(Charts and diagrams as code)
┄┄┄┄┄┄

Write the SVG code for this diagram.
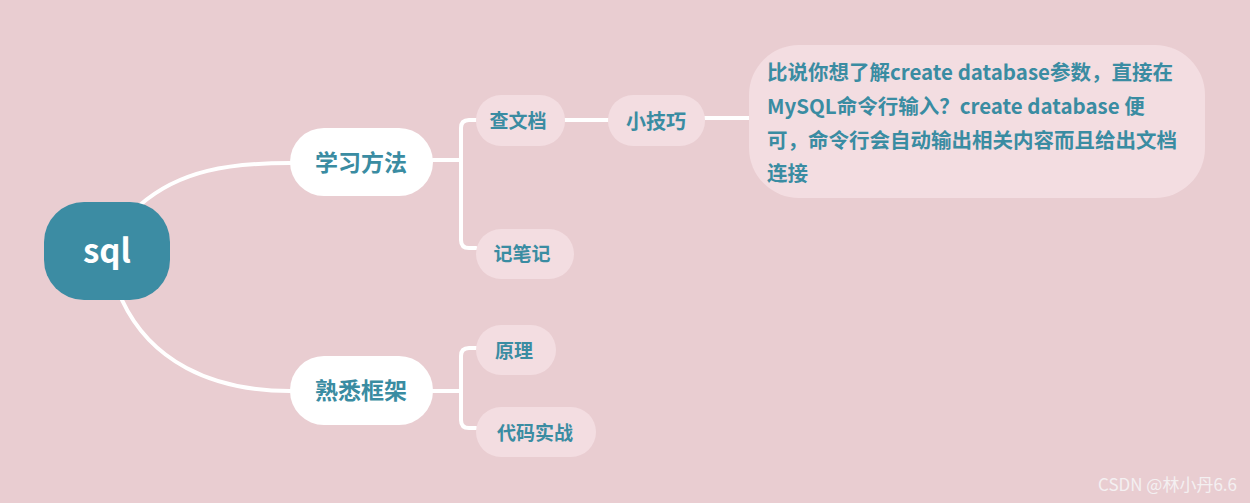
<svg xmlns="http://www.w3.org/2000/svg" width="1250" height="503" viewBox="0 0 1250 503">
<style>
text{font-family:"Noto Sans CJK SC","Noto Sans",sans-serif;font-weight:bold;fill:#3a8ca2}
.w{fill:#fff}
.sub{fill:#f3dde1}
.c{fill:none;stroke:#fff;stroke-width:4;stroke-linecap:round}
</style>
<rect width="1250" height="503" fill="#e9cdd1"/>
<g id="connectors">
<path class="c" d="M140 205 C180 170 230 163 290 163"/>
<path class="c" d="M122 300 C150 360 210 391 290 391"/>
<path class="c" d="M433 160 H461 M476 120 H469 Q461 120 461 128 V240 Q461 248 469 248 H476"/>
<path class="c" d="M433 391 H461 M476 348 H469 Q461 348 461 356 V420 Q461 428 469 428 H476"/>
<path class="c" d="M565 120 H608 M705 118 H749"/>
</g>
<g id="sql"><rect x="44" y="202" width="126" height="98" rx="40" fill="#3c8ca3"/><text x="107" y="263" font-size="33" text-anchor="middle" class="w">sql</text></g>
<g id="xxff"><rect x="290" y="128" width="143" height="68" rx="34" class="w"/><text x="361" y="171" font-size="23" text-anchor="middle">学习方法</text></g>
<g id="sxkj"><rect x="290" y="356" width="143" height="69" rx="34" class="w"/><text x="361" y="399" font-size="23" text-anchor="middle">熟悉框架</text></g>
<g id="cwd"><rect x="476" y="95" width="89" height="51" rx="25" class="sub"/><text x="518" y="128" font-size="19" text-anchor="middle">查文档</text></g>
<g id="jbj"><rect x="476" y="229" width="98" height="50" rx="25" class="sub"/><text x="522" y="261" font-size="19" text-anchor="middle">记笔记</text></g>
<g id="yl"><rect x="476" y="325" width="80" height="50" rx="25" class="sub"/><text x="514" y="358" font-size="19" text-anchor="middle">原理</text></g>
<g id="dmsz"><rect x="476" y="407" width="120" height="50" rx="25" class="sub"/><text x="535" y="440" font-size="19" text-anchor="middle">代码实战</text></g>
<g id="xjq"><rect x="608" y="95" width="97" height="51" rx="25" class="sub"/><text x="656" y="129" font-size="20" text-anchor="middle">小技巧</text></g>
<g id="tip"><rect x="749" y="45" width="456" height="153" rx="50" class="sub"/>
<text font-size="20.5"><tspan x="767" y="80">比说你想了解create database参数，直接在</tspan><tspan x="767" y="114">MySQL命令行输入？create database 便</tspan><tspan x="767" y="148">可，命令行会自动输出相关内容而且给出文档</tspan><tspan x="767" y="181">连接</tspan></text></g>
<text x="1237" y="491" font-size="17" text-anchor="end" style="font-weight:normal;fill:#f4f0f1">CSDN @林小丹6.6</text>
</svg>
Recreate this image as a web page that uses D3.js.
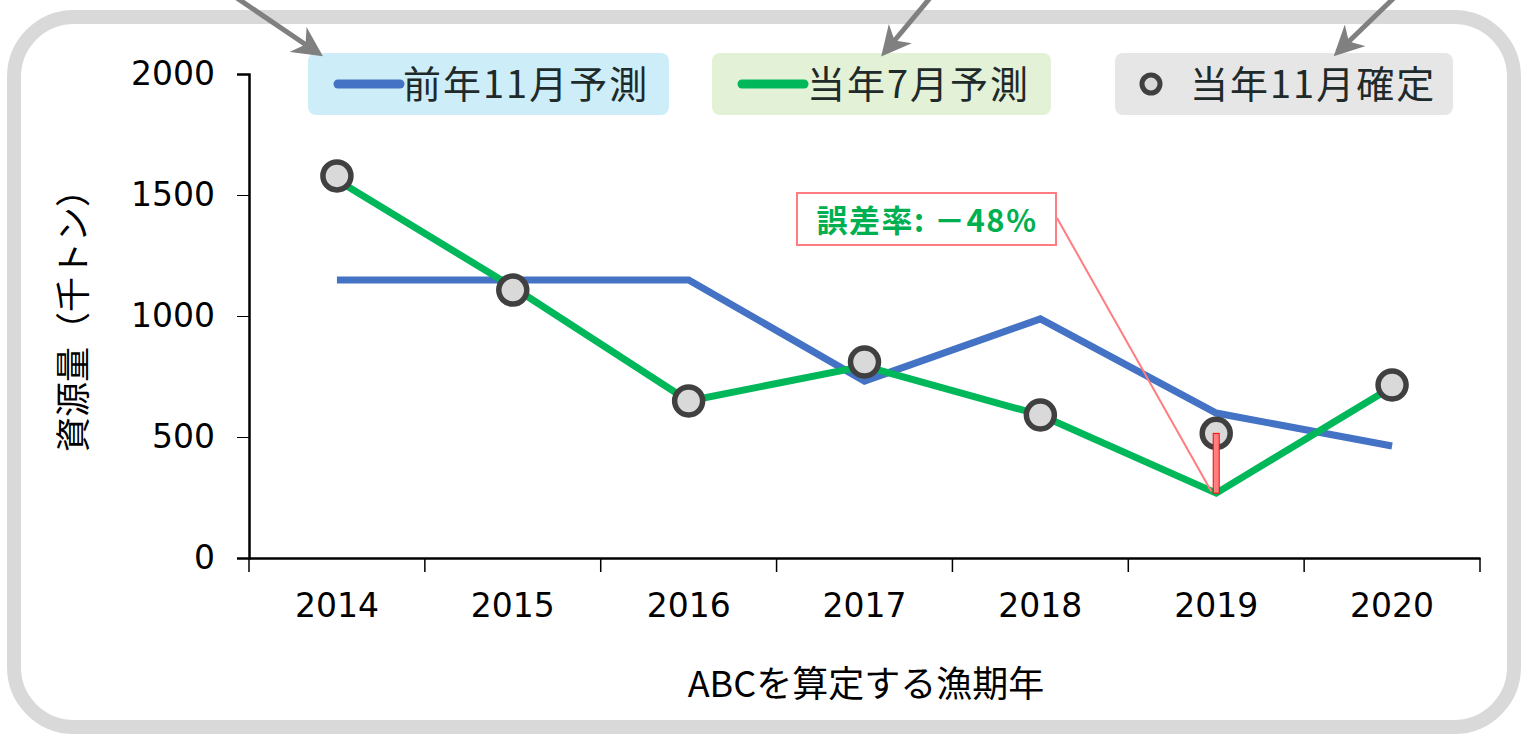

┄┄┄┄┄┄

▶ **What the task requires**: Copy every record above exactly, leaving out any pictures.

▶ **Solution below**:
Write the SVG code for this diagram.
<svg xmlns="http://www.w3.org/2000/svg" width="1250" height="503" viewBox="0 0 1250 503">
<style>
text{font-family:"Noto Sans CJK SC","Noto Sans",sans-serif;font-weight:bold;fill:#3a8ca2}
.w{fill:#fff}
.sub{fill:#f3dde1}
.c{fill:none;stroke:#fff;stroke-width:4;stroke-linecap:round}
</style>
<rect width="1250" height="503" fill="#e9cdd1"/>
<g id="connectors">
<path class="c" d="M140 205 C180 170 230 163 290 163"/>
<path class="c" d="M122 300 C150 360 210 391 290 391"/>
<path class="c" d="M433 160 H461 M476 120 H469 Q461 120 461 128 V240 Q461 248 469 248 H476"/>
<path class="c" d="M433 391 H461 M476 348 H469 Q461 348 461 356 V420 Q461 428 469 428 H476"/>
<path class="c" d="M565 120 H608 M705 118 H749"/>
</g>
<g id="sql"><rect x="44" y="202" width="126" height="98" rx="40" fill="#3c8ca3"/><text x="107" y="263" font-size="33" text-anchor="middle" class="w">sql</text></g>
<g id="xxff"><rect x="290" y="128" width="143" height="68" rx="34" class="w"/><text x="361" y="171" font-size="23" text-anchor="middle">学习方法</text></g>
<g id="sxkj"><rect x="290" y="356" width="143" height="69" rx="34" class="w"/><text x="361" y="399" font-size="23" text-anchor="middle">熟悉框架</text></g>
<g id="cwd"><rect x="476" y="95" width="89" height="51" rx="25" class="sub"/><text x="518" y="128" font-size="19" text-anchor="middle">查文档</text></g>
<g id="jbj"><rect x="476" y="229" width="98" height="50" rx="25" class="sub"/><text x="522" y="261" font-size="19" text-anchor="middle">记笔记</text></g>
<g id="yl"><rect x="476" y="325" width="80" height="50" rx="25" class="sub"/><text x="514" y="358" font-size="19" text-anchor="middle">原理</text></g>
<g id="dmsz"><rect x="476" y="407" width="120" height="50" rx="25" class="sub"/><text x="535" y="440" font-size="19" text-anchor="middle">代码实战</text></g>
<g id="xjq"><rect x="608" y="95" width="97" height="51" rx="25" class="sub"/><text x="656" y="129" font-size="20" text-anchor="middle">小技巧</text></g>
<g id="tip"><rect x="749" y="45" width="456" height="153" rx="50" class="sub"/>
<text font-size="20.5"><tspan x="767" y="80">比说你想了解create database参数，直接在</tspan><tspan x="767" y="114">MySQL命令行输入？create database 便</tspan><tspan x="767" y="148">可，命令行会自动输出相关内容而且给出文档</tspan><tspan x="767" y="181">连接</tspan></text></g>
<text x="1237" y="491" font-size="17" text-anchor="end" style="font-weight:normal;fill:#f4f0f1">CSDN @林小丹6.6</text>
</svg>
Recreate this image as a web page that uses D3.js.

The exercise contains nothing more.